Gates: NKorea nuke progress sign of `dark future'
|U.S. Secretary of Defense Robert Gates, right, looks at South Korean Minister of National Defense Lee Sang-hee, left, during their bilateral meeting on the sidelines of the Shangri-La Asia Security Summit on Saturday May 30, 2009 in Singapore. The U.S. defense chief urged Asian allies Saturday to consider tougher sanctions against North Korea, noting that past efforts to cajole the reclusive regime into scrapping its nuclear weapons program have only emboldened it.|
SINGAPORE (AP) -- North Korea's progress on nuclear weapons and long-range missiles is "a harbinger of a dark future" and has created an urgent need for more pressure on the reclusive communist government to change its ways, U.S. Defense Secretary Robert Gates said Saturday.
He said the North's nuclear program does not "at this point" represent a direct military threat to the United States and he does not plan to build up American troops in the region. But the North's efforts pose the potential for an arms race in Asia that could spread beyond the region, he added.

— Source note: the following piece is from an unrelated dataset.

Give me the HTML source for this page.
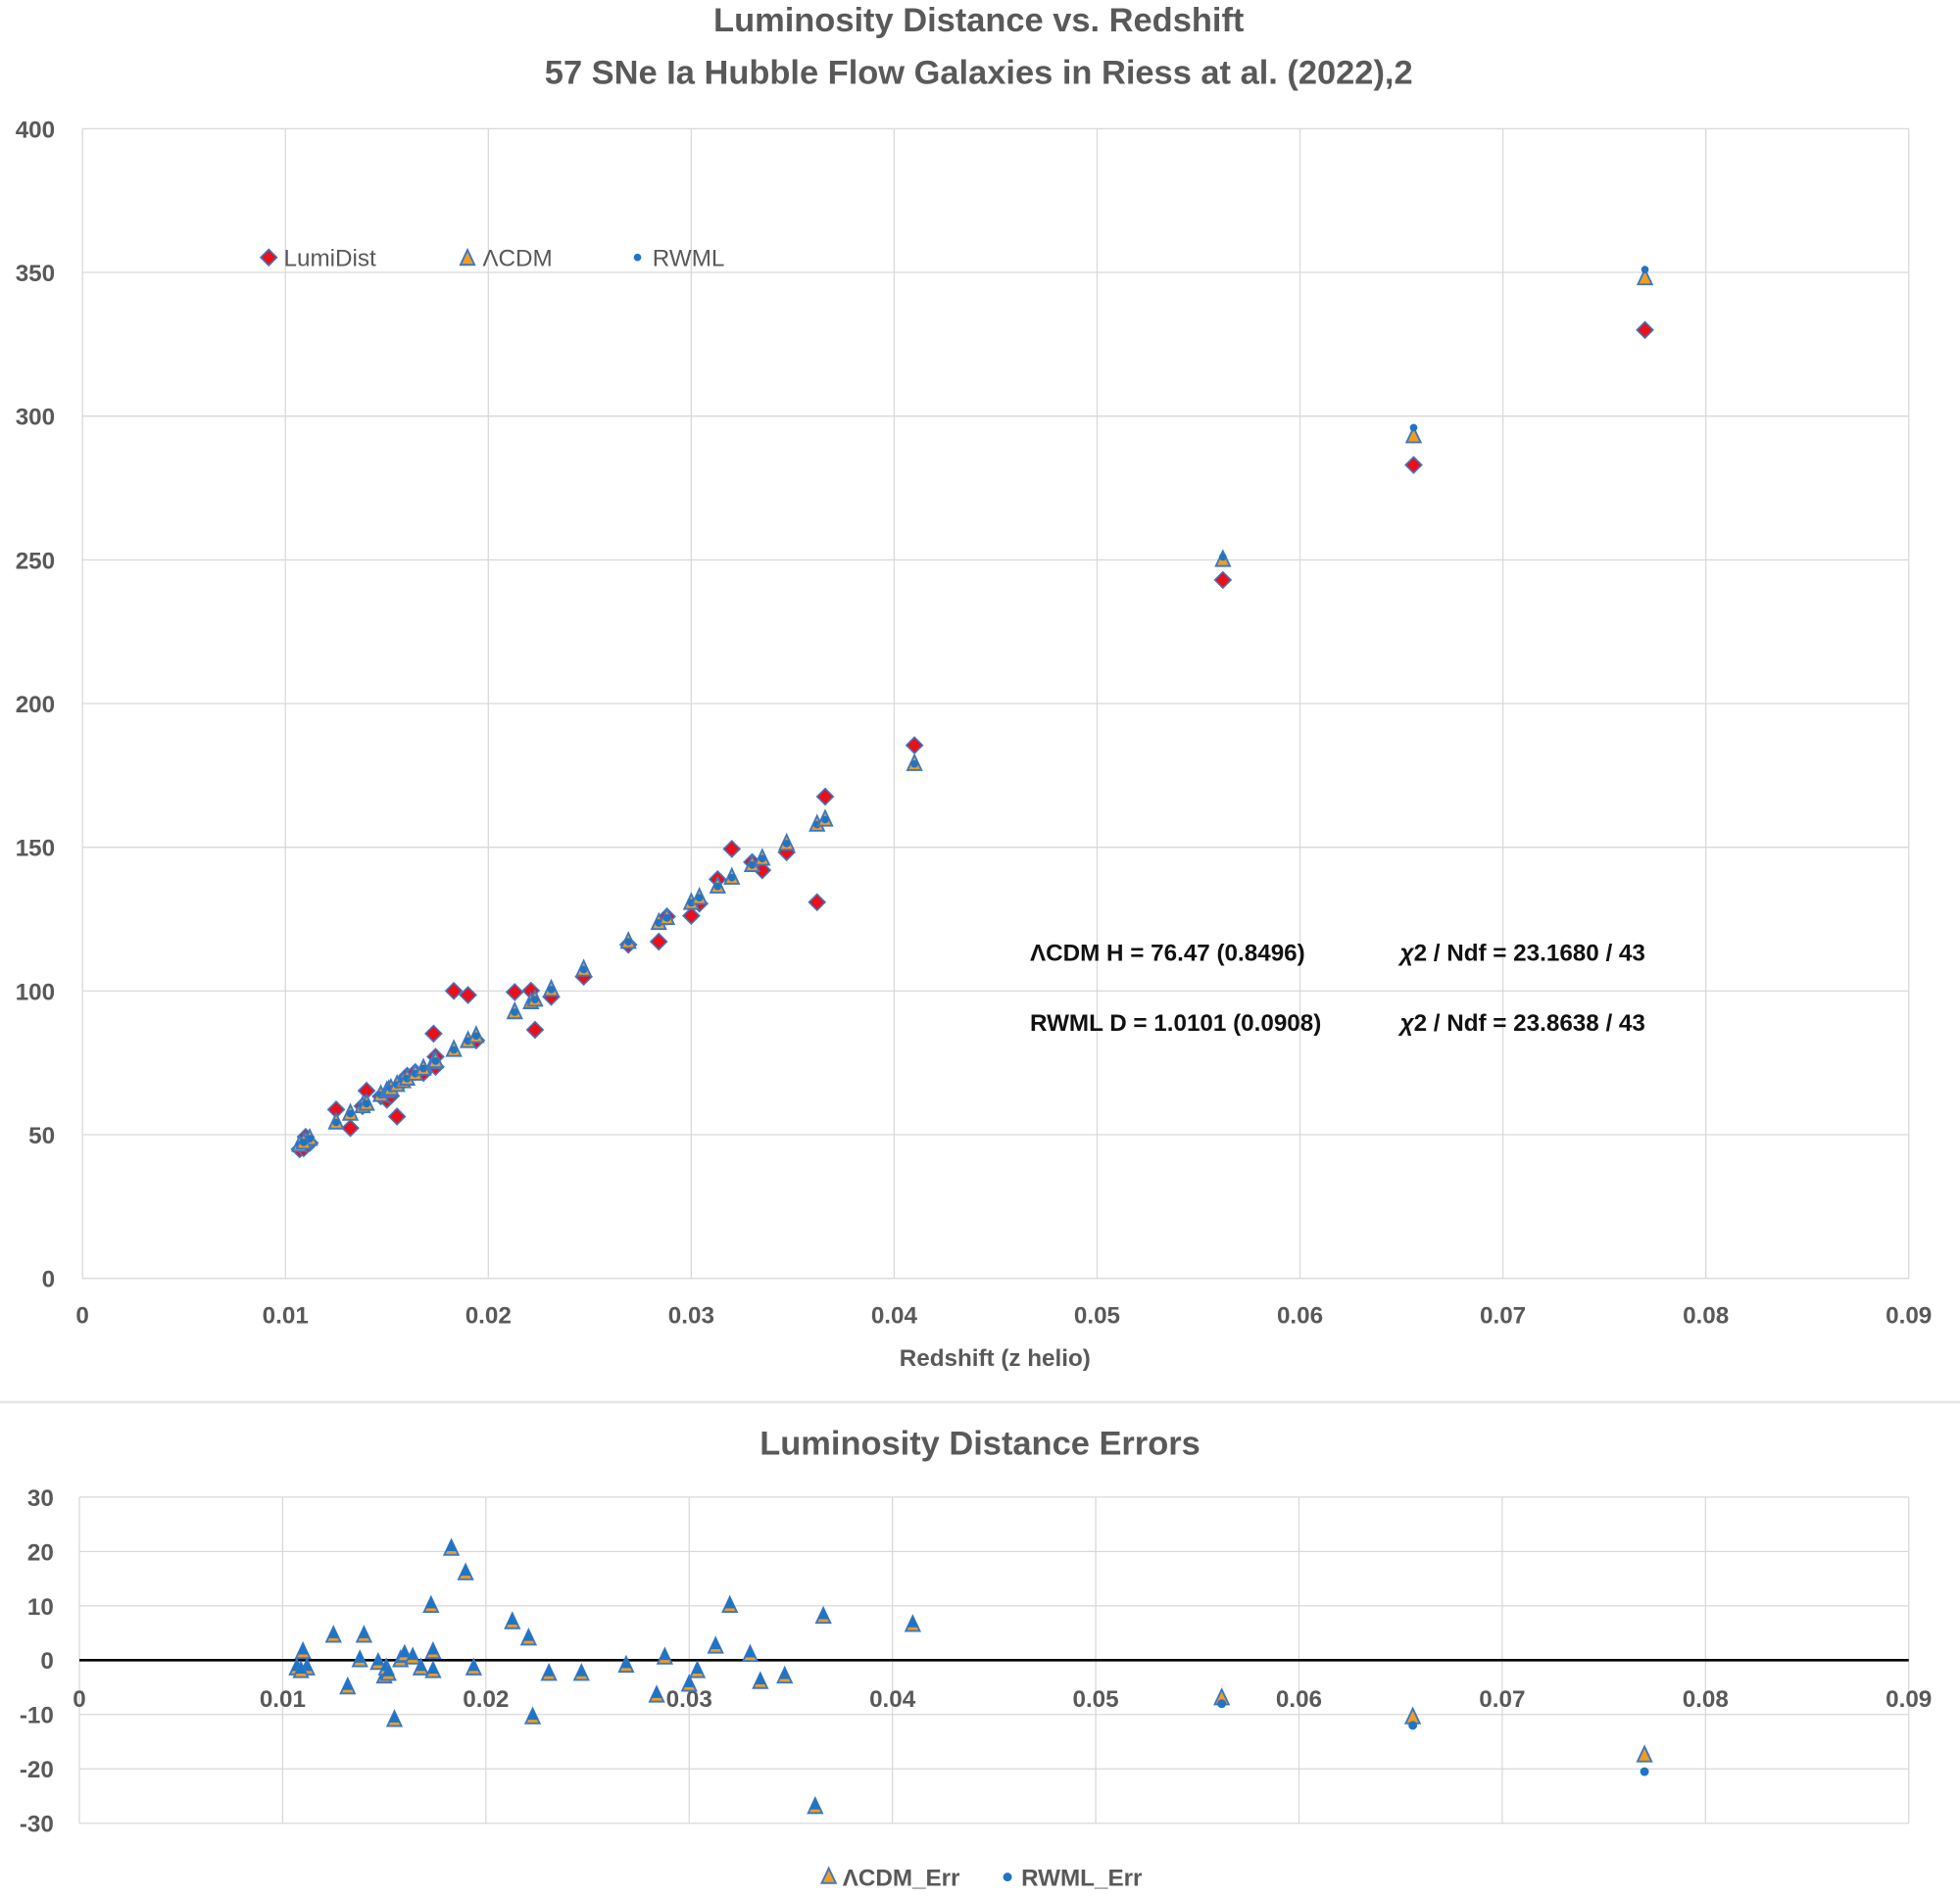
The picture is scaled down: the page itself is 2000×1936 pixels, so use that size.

At an annual meeting of defense and security officials, the Pentagon chief said past efforts to cajole North Korea into scrapping its nuclear weapons program have only emboldened it.
North Korea's yearslong use of scare tactics as a bargaining chip to secure aid and other concessions - only to later renege on promises - has worn thin the patience of five nations negotiating with the North, Gates said.
"I think that everyone in the room is familiar with the tactics that the North Koreans use. They create a crisis and the rest of us pay a price to return to the status quo ante," he said in a question and answer session after his speech at the Shangri-La Dialogue.
"As the expression goes in the United States, `I am tired of buying the same horse twice.' I think this notion that we buy our way back to the status quo ante is an approach that I personally at least think we ought to think very hard about. There are perhaps other ways to try and get the North Koreans to change their approach," he said.
The sharp statements were echoed by the South Korean defense minister and even China, North Korea's strongest ally. They reflect fears throughout the region that last week's nuclear and missile tests by North Korea could spiral out of control and lead to fighting.
"President Obama has offered an open hand to tyrannies that unclench their fists. He is hopeful, but he is not naive," Gates said in his speech.
"Likewise, the United States and our allies are open to dialogue, but we will not bend to pressure or provocation. And on this count, North Korea's latest reply to our overtures is not exactly something we would characterize as helpful or constructive. We will not stand idly by as North Korea builds the capability to wreak destruction on any target in Asia - or on us. At the end of the day, the choice to continue as a destitute, international pariah is North Korea's alone to make. The world is waiting."
The North said it would no longer honor a 1953 armistice truce with South Korea after Seoul joined a 90-plus nation security alliance that seeks to curb nuclear trafficking on the seas.
Additionally, the U.N. Security Council is drafting financial and military penalties against North Korea as punishment for the weapons testing. Similar penalties approved after the North's 2006 atomic test have been only sporadically enforced, and largely ignored by China and Russia.
"I think that the combination of their progress in developing nuclear technology, and their progress in developing multistage long-range missiles, is a harbinger of a dark future," Gates said. "What is now central to multilateral efforts ... is to try to peacefully stop those programs before they do in fact become a `clear and present danger,' as the expression goes."
Gates also warned North Korea against secretly selling its weapons technology to other outlaw nations.
Later, at what officials called the first-ever meeting among defense chiefs from the U.S., Japan and South Korea, Gates asked his counterparts to begin considering other steps against the North should it continue to escalate is nuclear program. The military leaders did not discuss specific potential actions, but U.S. officials who attended the half-hour meeting said any steps would be taken in self-defense.
South Korean Defense Minister Lee Sang-hee said the talks "could not have come at a better time."
"North Korea perhaps to this point may have mistakenly believed that it could be perhaps rewarded for its wrong behaviors," Lee told reporters. "But that is no longer the case."
Earlier Saturday, Lt. Gen. Ma Xiaotian, the second-in-command of the General Staff of China's military, told the security forum that Beijing "has expressed a firm opposition and grave concern about the nuclear test."
The Obama administration said it planned to send a delegation on Sunday to Tokyo, Seoul, Beijing and possibly Moscow over the next week to discuss how to respond to North Korea.
"The reality is that given the objectives of the six-party talks that were established some years ago, it would be hard to point to them at this point as an example of success," Gates said in response to a question after his speech.
Those countries - the U.S., South Korea, China, Russia and Japan - "need to think freshly about where we go from here."